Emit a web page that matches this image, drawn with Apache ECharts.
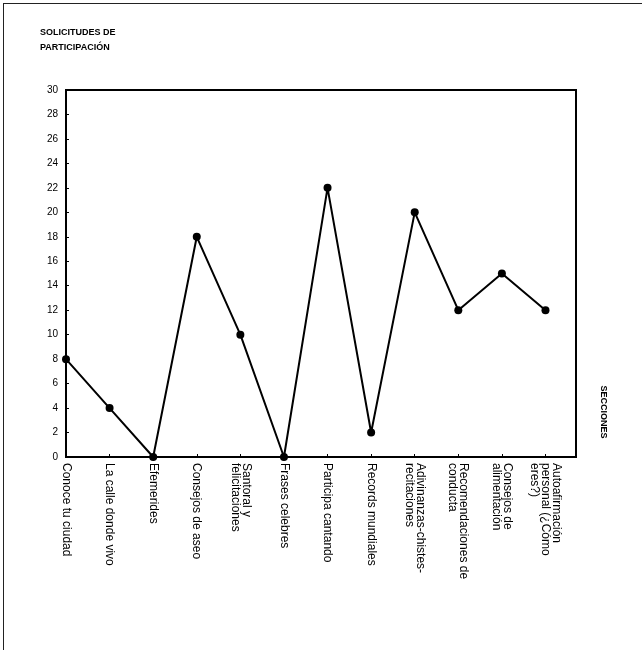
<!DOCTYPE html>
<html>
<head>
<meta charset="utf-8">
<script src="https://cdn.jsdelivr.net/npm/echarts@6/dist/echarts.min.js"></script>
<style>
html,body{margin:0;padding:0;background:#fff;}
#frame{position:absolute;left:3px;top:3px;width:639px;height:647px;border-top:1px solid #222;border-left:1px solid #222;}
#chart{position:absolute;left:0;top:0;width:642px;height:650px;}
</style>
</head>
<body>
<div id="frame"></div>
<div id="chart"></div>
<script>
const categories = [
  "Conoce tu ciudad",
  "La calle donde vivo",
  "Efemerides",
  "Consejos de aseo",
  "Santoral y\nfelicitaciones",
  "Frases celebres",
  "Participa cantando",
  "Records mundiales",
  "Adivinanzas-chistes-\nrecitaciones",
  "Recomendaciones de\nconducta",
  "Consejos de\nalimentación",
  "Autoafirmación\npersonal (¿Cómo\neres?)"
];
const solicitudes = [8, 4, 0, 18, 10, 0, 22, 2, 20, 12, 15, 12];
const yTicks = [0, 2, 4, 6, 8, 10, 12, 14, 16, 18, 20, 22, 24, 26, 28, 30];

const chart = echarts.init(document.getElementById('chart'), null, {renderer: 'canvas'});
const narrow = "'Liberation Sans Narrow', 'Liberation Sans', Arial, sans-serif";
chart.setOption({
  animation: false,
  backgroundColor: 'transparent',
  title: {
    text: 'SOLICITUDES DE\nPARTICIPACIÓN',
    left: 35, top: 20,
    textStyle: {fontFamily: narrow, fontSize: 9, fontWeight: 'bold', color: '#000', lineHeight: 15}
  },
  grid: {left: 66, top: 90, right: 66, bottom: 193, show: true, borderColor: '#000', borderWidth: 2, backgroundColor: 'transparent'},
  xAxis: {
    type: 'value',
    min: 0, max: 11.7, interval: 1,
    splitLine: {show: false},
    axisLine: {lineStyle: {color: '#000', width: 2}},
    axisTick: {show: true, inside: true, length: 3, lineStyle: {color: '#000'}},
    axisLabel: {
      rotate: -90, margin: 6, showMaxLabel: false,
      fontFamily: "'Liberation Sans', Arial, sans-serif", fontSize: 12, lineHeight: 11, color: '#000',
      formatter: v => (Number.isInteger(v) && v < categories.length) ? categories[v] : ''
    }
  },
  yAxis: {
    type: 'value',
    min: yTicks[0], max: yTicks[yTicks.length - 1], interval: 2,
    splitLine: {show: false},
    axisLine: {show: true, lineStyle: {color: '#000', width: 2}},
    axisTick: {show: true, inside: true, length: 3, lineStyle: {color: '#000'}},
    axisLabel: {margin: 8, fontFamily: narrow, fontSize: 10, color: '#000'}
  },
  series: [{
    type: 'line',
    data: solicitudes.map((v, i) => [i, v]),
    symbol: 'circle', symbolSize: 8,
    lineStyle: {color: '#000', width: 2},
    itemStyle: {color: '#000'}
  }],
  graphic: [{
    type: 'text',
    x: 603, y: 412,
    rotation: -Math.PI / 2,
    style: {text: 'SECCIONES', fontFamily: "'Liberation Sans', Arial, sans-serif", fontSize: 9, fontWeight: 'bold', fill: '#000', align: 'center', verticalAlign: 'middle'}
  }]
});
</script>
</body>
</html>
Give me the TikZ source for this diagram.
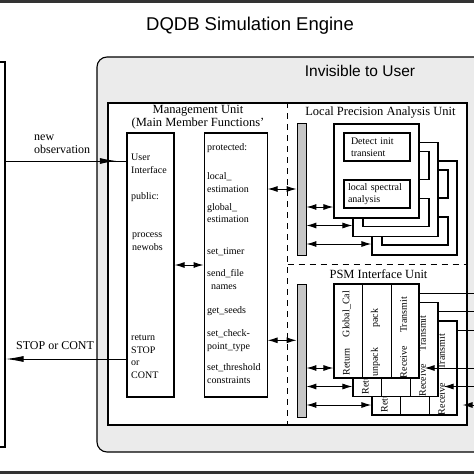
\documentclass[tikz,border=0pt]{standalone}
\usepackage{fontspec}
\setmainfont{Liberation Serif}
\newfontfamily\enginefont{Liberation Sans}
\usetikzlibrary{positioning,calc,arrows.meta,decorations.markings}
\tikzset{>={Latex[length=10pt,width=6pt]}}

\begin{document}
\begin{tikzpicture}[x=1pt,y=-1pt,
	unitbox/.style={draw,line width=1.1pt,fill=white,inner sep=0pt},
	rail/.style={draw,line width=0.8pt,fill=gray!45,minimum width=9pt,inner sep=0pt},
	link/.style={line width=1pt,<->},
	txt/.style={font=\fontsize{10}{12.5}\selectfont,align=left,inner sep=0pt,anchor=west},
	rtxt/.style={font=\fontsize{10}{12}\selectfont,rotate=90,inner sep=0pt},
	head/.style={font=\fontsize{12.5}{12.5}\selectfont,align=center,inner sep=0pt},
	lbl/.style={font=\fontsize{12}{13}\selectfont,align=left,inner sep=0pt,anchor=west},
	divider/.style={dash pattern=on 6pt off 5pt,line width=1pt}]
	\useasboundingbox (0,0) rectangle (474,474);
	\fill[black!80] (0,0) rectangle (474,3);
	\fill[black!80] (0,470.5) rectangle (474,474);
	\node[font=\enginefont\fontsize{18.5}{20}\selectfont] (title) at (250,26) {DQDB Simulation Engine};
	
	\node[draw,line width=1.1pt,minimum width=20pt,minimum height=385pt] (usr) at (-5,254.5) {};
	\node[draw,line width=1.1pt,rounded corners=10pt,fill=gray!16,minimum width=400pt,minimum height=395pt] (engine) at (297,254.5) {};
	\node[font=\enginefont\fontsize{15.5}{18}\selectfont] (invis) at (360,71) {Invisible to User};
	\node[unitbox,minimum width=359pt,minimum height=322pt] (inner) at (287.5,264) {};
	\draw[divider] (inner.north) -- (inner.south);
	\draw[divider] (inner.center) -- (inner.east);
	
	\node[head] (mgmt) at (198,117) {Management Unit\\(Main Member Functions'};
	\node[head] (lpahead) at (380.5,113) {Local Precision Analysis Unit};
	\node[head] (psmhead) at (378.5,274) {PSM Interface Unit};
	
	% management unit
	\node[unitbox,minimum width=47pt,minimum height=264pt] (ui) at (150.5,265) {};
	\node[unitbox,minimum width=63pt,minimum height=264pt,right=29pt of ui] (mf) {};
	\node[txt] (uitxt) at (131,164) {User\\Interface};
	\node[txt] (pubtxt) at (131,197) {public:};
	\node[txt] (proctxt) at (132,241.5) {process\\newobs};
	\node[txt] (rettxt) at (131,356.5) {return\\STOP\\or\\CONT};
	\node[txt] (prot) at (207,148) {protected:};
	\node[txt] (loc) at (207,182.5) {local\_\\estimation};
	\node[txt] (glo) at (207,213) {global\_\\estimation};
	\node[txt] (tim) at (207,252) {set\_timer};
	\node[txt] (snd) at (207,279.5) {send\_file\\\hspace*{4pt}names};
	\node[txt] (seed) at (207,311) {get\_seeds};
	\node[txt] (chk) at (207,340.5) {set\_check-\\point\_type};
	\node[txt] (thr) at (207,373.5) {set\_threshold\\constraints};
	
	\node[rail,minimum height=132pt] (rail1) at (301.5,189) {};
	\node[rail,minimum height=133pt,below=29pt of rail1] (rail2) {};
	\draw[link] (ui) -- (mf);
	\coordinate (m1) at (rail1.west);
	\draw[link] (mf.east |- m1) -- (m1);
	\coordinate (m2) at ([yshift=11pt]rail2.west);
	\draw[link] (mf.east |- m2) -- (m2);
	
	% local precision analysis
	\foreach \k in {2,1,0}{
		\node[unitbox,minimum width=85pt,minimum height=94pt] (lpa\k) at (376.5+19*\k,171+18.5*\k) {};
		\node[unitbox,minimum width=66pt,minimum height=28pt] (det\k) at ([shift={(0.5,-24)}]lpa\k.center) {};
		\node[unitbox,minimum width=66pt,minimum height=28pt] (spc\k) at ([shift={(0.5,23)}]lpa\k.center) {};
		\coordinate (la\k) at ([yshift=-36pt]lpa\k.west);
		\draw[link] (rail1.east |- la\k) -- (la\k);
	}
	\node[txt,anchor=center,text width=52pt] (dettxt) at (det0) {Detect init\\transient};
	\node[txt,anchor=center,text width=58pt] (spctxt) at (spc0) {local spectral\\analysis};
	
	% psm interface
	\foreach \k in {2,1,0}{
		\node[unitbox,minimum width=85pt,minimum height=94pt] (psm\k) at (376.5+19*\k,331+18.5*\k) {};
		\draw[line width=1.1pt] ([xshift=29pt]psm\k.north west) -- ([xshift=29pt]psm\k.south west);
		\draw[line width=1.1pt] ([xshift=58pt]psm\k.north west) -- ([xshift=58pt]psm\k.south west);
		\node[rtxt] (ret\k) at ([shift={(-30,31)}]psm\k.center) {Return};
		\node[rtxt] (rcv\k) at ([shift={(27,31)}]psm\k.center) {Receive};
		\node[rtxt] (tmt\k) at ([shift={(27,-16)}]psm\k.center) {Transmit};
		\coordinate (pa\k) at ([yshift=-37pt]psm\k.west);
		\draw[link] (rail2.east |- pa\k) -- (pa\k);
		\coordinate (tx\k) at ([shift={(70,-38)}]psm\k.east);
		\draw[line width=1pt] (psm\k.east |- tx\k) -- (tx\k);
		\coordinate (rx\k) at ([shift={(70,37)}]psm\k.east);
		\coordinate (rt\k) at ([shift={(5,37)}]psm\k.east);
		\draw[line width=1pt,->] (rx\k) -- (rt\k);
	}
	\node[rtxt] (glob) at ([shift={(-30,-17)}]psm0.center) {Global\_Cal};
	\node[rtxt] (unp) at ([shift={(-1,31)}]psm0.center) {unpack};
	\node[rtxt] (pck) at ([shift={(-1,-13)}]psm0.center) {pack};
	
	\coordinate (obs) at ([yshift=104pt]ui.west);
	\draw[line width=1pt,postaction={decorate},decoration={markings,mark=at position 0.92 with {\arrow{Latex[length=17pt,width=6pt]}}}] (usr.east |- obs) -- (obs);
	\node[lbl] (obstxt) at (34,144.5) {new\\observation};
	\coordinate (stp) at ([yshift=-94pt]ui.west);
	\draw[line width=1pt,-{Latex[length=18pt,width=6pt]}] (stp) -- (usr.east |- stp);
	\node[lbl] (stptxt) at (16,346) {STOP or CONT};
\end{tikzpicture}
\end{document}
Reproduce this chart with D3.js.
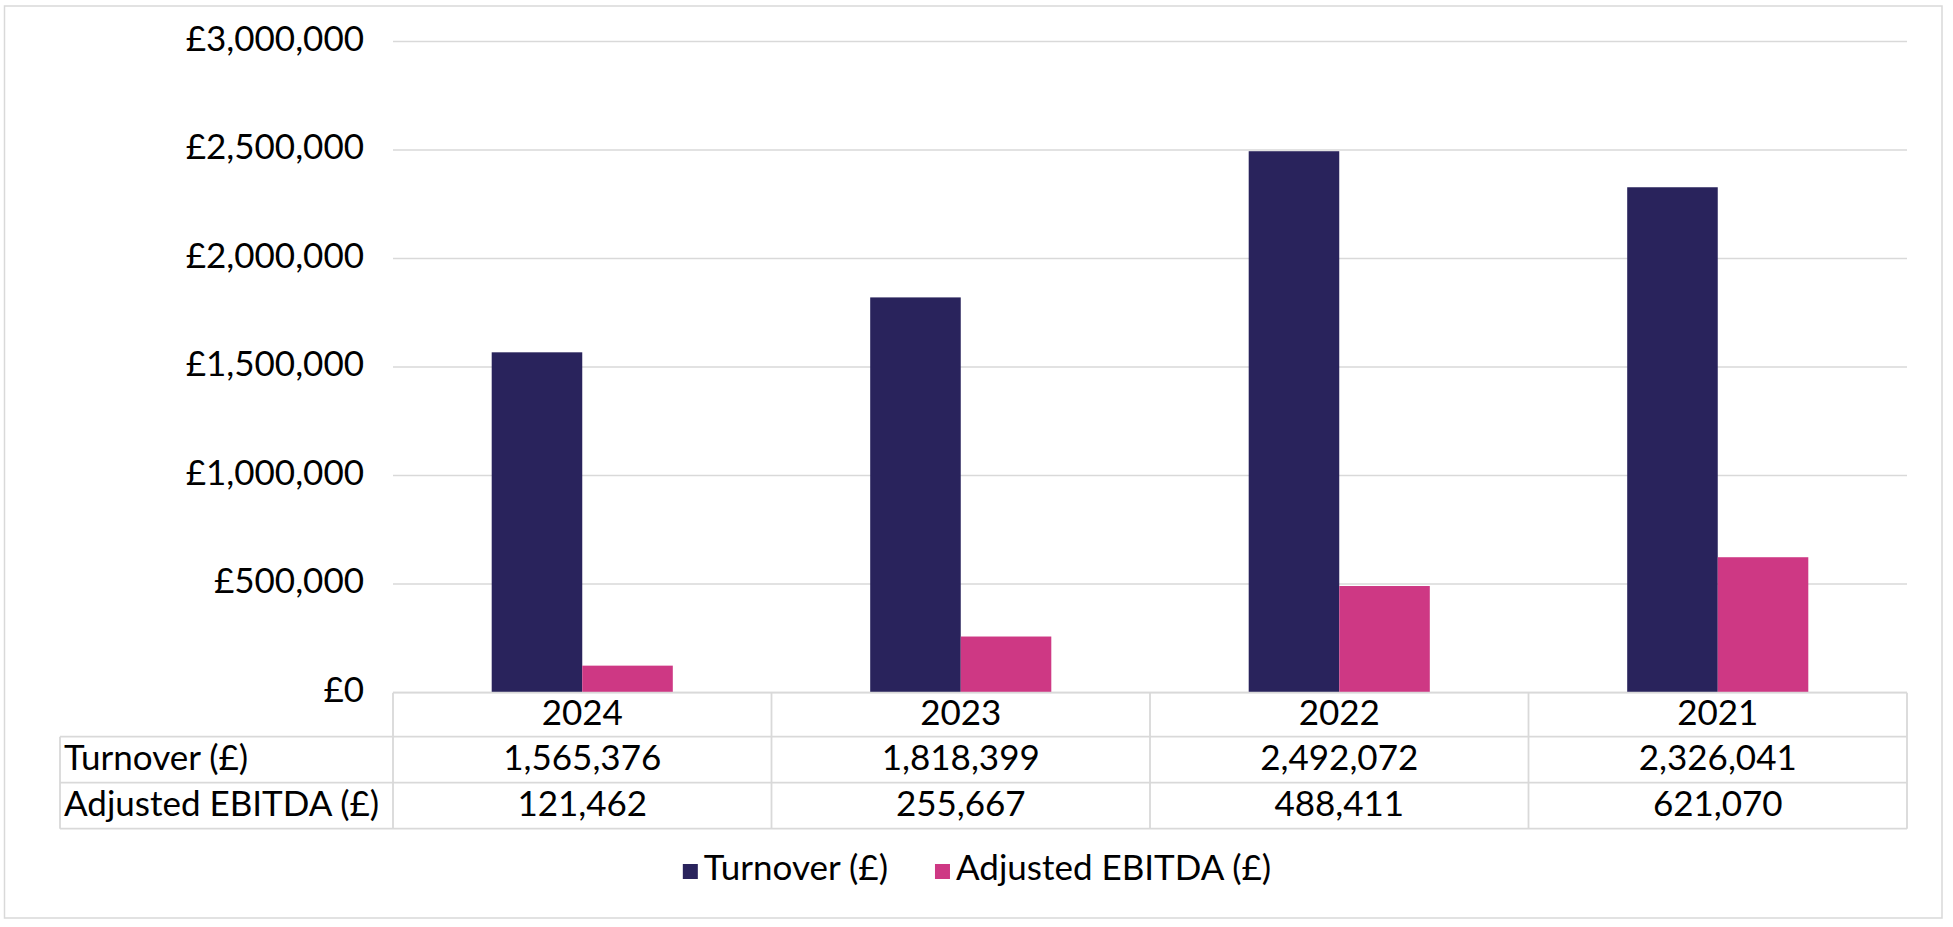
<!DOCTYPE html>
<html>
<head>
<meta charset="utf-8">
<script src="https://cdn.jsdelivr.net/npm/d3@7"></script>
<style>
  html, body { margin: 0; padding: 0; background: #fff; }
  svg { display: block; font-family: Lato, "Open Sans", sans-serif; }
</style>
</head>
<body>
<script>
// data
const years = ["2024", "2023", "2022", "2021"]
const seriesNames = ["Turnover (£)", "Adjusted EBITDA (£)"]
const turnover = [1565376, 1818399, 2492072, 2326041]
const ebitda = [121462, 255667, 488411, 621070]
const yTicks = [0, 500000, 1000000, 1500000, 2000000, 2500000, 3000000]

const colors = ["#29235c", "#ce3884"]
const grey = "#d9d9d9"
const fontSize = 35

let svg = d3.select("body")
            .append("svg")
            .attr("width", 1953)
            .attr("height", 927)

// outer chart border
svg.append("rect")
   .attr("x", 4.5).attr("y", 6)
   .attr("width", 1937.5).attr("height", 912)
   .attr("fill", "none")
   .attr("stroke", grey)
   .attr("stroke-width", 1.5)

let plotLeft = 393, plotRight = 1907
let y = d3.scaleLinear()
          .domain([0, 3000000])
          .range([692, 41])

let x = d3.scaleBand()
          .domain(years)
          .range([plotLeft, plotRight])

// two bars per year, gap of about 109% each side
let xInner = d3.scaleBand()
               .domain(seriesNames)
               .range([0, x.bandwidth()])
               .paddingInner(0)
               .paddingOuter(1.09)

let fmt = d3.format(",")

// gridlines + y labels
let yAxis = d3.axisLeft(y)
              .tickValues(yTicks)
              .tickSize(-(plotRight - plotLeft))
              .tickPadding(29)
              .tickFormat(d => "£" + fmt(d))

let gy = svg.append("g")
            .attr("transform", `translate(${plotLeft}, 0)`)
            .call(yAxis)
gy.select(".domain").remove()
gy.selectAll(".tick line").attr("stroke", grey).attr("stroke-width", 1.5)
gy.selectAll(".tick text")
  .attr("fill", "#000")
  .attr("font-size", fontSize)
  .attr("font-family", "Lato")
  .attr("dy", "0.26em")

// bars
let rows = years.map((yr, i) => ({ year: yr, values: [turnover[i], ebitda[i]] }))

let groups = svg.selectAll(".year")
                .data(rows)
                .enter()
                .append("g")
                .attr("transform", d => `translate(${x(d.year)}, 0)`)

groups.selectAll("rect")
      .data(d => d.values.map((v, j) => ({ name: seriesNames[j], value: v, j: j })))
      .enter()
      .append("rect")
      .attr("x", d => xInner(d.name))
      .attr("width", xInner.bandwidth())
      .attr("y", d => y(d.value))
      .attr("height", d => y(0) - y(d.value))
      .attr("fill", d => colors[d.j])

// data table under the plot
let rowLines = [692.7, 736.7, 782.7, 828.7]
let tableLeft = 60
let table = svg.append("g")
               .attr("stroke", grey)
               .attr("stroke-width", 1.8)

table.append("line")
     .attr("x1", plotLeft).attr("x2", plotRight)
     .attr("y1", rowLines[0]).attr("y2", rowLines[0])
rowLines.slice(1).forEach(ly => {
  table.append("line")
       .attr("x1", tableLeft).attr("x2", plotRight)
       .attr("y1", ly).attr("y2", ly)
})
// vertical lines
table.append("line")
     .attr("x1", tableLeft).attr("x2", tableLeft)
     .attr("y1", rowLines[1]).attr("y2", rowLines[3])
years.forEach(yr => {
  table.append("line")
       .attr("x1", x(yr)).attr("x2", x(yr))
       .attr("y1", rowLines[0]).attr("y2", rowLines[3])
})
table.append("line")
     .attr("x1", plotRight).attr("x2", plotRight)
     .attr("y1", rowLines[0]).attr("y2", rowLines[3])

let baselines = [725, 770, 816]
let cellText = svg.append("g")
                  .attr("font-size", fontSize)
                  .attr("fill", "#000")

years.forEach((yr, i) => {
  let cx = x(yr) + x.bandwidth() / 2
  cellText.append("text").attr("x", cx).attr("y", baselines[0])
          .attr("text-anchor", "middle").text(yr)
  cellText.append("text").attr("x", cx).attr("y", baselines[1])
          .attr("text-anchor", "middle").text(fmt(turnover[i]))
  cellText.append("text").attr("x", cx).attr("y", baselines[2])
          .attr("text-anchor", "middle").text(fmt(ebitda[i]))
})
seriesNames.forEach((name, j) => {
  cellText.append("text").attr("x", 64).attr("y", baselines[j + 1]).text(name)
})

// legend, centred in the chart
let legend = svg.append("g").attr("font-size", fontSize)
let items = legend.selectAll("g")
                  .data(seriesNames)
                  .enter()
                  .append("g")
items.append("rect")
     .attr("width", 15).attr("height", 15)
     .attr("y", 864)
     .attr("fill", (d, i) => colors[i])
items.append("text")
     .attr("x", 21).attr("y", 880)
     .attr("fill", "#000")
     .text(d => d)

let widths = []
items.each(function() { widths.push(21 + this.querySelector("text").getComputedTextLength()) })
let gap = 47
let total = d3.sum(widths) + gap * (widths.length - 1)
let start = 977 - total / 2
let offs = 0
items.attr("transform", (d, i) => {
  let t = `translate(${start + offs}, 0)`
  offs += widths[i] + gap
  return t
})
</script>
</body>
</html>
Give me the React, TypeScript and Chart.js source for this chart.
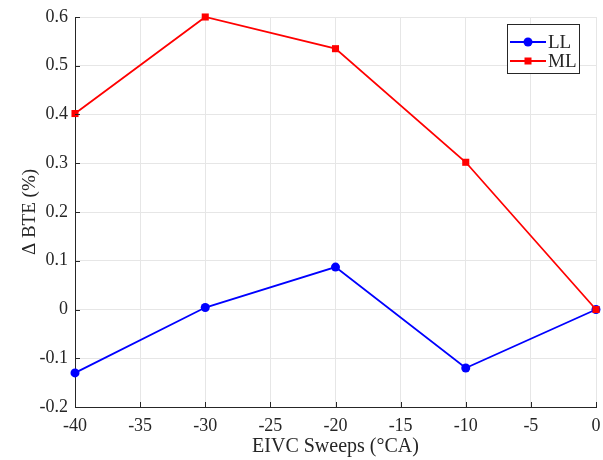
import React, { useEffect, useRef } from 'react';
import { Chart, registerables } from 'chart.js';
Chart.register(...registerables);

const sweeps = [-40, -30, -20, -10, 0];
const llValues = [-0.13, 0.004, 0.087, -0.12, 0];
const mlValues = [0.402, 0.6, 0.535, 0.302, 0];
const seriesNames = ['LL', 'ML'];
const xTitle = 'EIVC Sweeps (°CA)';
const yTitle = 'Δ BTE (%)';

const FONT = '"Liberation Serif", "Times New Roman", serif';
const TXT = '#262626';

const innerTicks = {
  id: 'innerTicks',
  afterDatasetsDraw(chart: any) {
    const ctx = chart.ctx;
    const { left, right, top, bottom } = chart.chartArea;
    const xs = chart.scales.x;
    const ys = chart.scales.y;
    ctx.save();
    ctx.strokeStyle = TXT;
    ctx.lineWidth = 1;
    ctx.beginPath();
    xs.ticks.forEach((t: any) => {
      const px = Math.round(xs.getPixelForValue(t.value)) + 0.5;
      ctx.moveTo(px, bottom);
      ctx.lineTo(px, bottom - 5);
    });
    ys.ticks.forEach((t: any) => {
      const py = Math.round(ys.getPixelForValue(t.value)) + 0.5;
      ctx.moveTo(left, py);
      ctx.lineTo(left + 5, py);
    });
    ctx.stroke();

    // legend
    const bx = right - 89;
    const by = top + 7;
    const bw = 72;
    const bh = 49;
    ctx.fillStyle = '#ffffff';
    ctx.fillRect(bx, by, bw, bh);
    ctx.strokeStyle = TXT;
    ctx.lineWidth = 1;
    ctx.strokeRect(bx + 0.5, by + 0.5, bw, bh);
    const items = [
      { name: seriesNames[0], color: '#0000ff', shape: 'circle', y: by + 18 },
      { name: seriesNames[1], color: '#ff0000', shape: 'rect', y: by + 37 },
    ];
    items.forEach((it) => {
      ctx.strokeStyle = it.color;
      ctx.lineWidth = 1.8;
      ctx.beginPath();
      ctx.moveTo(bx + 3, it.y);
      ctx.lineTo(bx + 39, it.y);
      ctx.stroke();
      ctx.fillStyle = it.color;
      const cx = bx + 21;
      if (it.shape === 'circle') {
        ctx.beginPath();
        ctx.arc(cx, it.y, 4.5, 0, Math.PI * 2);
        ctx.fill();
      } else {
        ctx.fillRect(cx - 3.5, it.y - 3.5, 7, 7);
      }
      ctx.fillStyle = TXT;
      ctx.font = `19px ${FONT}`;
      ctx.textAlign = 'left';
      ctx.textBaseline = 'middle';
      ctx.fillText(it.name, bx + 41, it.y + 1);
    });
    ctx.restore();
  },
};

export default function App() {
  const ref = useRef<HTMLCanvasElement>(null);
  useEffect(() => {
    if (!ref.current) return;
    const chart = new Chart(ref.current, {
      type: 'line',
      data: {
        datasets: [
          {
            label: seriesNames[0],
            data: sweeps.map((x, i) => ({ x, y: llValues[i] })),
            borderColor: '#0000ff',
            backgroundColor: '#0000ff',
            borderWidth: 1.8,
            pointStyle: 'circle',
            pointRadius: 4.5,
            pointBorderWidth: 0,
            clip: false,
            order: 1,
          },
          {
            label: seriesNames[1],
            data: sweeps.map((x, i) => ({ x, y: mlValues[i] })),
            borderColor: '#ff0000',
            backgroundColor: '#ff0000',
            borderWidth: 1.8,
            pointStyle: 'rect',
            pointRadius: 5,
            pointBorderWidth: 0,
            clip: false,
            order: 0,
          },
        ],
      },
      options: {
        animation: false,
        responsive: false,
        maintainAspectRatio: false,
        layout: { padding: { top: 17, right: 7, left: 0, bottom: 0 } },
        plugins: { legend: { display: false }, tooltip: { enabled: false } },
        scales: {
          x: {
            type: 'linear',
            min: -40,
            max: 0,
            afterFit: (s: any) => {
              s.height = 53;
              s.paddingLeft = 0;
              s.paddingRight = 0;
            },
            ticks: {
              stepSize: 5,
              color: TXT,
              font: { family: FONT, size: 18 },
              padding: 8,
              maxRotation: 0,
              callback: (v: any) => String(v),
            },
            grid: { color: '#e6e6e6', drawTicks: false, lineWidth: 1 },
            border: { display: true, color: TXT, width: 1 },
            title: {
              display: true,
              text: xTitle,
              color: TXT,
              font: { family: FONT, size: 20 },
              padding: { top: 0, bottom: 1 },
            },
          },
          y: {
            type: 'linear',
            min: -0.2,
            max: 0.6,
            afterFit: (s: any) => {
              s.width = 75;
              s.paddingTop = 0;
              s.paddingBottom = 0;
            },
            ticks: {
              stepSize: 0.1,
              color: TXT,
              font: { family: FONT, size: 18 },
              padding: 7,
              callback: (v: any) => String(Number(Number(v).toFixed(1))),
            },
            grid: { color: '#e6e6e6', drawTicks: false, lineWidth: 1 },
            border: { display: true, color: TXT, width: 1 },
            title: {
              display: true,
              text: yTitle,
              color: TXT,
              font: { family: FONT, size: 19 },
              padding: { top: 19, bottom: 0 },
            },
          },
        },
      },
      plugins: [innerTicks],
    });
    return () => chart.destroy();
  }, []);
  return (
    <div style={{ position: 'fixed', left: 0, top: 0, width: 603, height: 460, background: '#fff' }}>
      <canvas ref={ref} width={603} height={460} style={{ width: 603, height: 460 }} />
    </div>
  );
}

————————

* **Given task**: The lines from the start of the data through the line that contains "26, 28, 30];" are to be returned exactly, please, with both ends included and every picture left out.

* **Written solution**:
Emit a web page that matches this image, drawn with Apache ECharts.
<!DOCTYPE html>
<html>
<head>
<meta charset="utf-8">
<script src="https://cdn.jsdelivr.net/npm/echarts@6/dist/echarts.min.js"></script>
<style>
html,body{margin:0;padding:0;background:#fff;}
#frame{position:absolute;left:3px;top:3px;width:639px;height:647px;border-top:1px solid #222;border-left:1px solid #222;}
#chart{position:absolute;left:0;top:0;width:642px;height:650px;}
</style>
</head>
<body>
<div id="frame"></div>
<div id="chart"></div>
<script>
const categories = [
  "Conoce tu ciudad",
  "La calle donde vivo",
  "Efemerides",
  "Consejos de aseo",
  "Santoral y\nfelicitaciones",
  "Frases celebres",
  "Participa cantando",
  "Records mundiales",
  "Adivinanzas-chistes-\nrecitaciones",
  "Recomendaciones de\nconducta",
  "Consejos de\nalimentación",
  "Autoafirmación\npersonal (¿Cómo\neres?)"
];
const solicitudes = [8, 4, 0, 18, 10, 0, 22, 2, 20, 12, 15, 12];
const yTicks = [0, 2, 4, 6, 8, 10, 12, 14, 16, 18, 20, 22, 24, 26, 28, 30];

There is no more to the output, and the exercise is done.